Holding — Chesnut, J.
- The United States District Court for the District of Maryland held that Maryland Casualty Company was entitled to subrogation to the extent of its payments made as a guarantor for the loan to the Continental Debenture Corporation.
Rule
- A guarantor is entitled to subrogation rights against the collateral securing a loan after fulfilling its obligation to pay the debt, unless there is a clear waiver or express agreement to the contrary.
Reasoning
- The United States District Court for the District of Maryland reasoned that subrogation is a well-established equitable right that allows a guarantor to step into the shoes of the creditor after fulfilling their obligation to pay a debt.
- The court emphasized that unless there was a clear waiver of subrogation rights or an express agreement to the contrary, Maryland Casualty was entitled to recover against the collateral.
- The court analyzed the language of the various agreements involved in the refunding plan and concluded that none of the provisions explicitly denied Maryland Casualty’s right to subrogation.
- Furthermore, the court noted that the equity concerns raised by the Debenture Corporation did not provide sufficient grounds to deny subrogation, as there were no allegations of misconduct or misrepresentation by Maryland Casualty.
- The court found that the intent of the parties in creating the refunding plan included the acknowledgment of subrogation rights as part of the overall agreement.
- Thus, the court determined that Maryland Casualty's right to recover was valid based on its payments made as a guarantor.
Deep Dive: How the Court Reached Its Decision
Equitable Right of Subrogation
The court reasoned that subrogation is a well-established equitable right that allows a guarantor to assume the creditor's rights after discharging the debt. In this case, Maryland Casualty Company, having fulfilled its obligation by paying interest owed by the Continental Debenture Corporation to the Reconstruction Finance Corporation (R.F.C.), sought to step into the R.F.C.'s position regarding the collateral securing the loan. The court emphasized that unless there was an explicit waiver of subrogation rights or a specific agreement that denied such rights, Maryland Casualty was entitled to recover from the remaining collateral. The court highlighted the importance of interpreting the agreements involved in the refunding plan as a whole and recognized that any provisions limiting subrogation must be clearly stated. Thus, the court maintained that the default by the Debenture Corporation did not extinguish the Casualty Company's right to subrogation, as no misconduct or misrepresentation was alleged against it. The intent of the parties involved in creating the refunding plan acknowledged the right of subrogation, reinforcing the equity principle that a guarantor should not suffer losses from its role in settling debts. Consequently, the court concluded that Maryland Casualty's claim for subrogation was valid based on its payments as a guarantor.

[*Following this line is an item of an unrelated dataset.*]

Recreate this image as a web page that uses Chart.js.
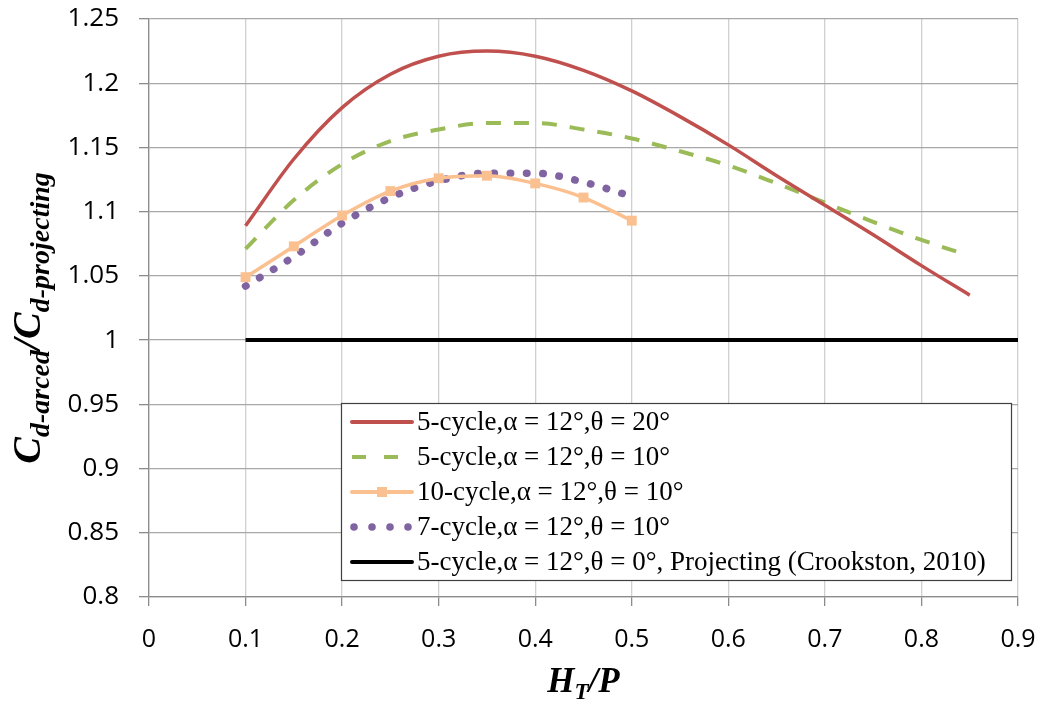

Analysis of the Refund Plan Documents
The court conducted a thorough examination of the documents that constituted the refunding plan to determine the rights of the parties involved. It noted that these documents were carefully drafted to address a complex financial situation and were the result of extensive professional legal work. The court found that the provisions within these documents did not expressly deny Maryland Casualty’s right to subrogation. Even though the Debenture Corporation contended that the documents created an equity in favor of the debenture holders, the court determined that such claims lacked specific legal grounds necessary to deny subrogation. The court pointed out that the refunding agreements had to be interpreted liberally in favor of the bondholders but must also respect the established legal rights of the guarantor. Furthermore, the court rejected the idea that the original rights of the bondholders could influence the interpretation of the new agreements formed under the refunding plan, as the bondholders had willingly surrendered their previous guarantees. The careful drafting and revision of the agreements indicated that all parties, including the Casualty Company, were aware of the implications of subrogation rights at the time of execution. Thus, the court concluded that the language of the agreements supported the assertion of subrogation by Maryland Casualty after its payments to the R.F.C.
Equitable Considerations and Fairness
In evaluating the equities involved, the court acknowledged the broader financial context that necessitated the refunding plan. It recognized that the economic conditions at the time had placed significant pressure on both the surety companies and the bondholders, leading to the creation of the plan to protect their interests. The court found that the R.F.C. had the right to seek payment from the principal debtor, the Continental Debenture Corporation, and could have pursued that avenue instead of calling on the guarantor, Maryland Casualty. This indicated that the Debenture Corporation would not have faced any worse outcome had the R.F.C. opted to collect directly from it. The court noted that the Debenture Corporation's argument about fairness did not establish a legal basis to deny the Casualty Company’s subrogation rights. The court also emphasized that the potential inequities were a result of the bondholders' own decisions to enter into the refunding plan and accept its terms. Therefore, the court maintained that any perceived inequities arising from the situation did not suffice to override the established right of subrogation held by Maryland Casualty.
Conclusion on Subrogation Rights
The court concluded that the Maryland Casualty Company was entitled to subrogation rights against the remaining collateral held by the R.F.C. This decision was firmly rooted in the understanding that a guarantor, having fulfilled its obligations, should be allowed to recover from the collateral securing the debt it had guaranteed. The court found no provisions in the refunding plan documents that explicitly waived the right of subrogation or imposed any limitations that would prevent Maryland Casualty from asserting its claim. The reasoning underscored the principle that equitable rights, such as subrogation, should not be easily dismissed without clear and compelling justification. Ultimately, the court ruled in favor of Maryland Casualty, allowing it to recover the amounts it had paid as a guarantor, emphasizing the necessity of honoring established equitable rights in the context of complex financial transactions. Thus, the court ordered that the fund in controversy should be awarded to the Maryland Casualty Company, affirming its right to subrogation and reinforcing the importance of equitable remedies in contractual obligations.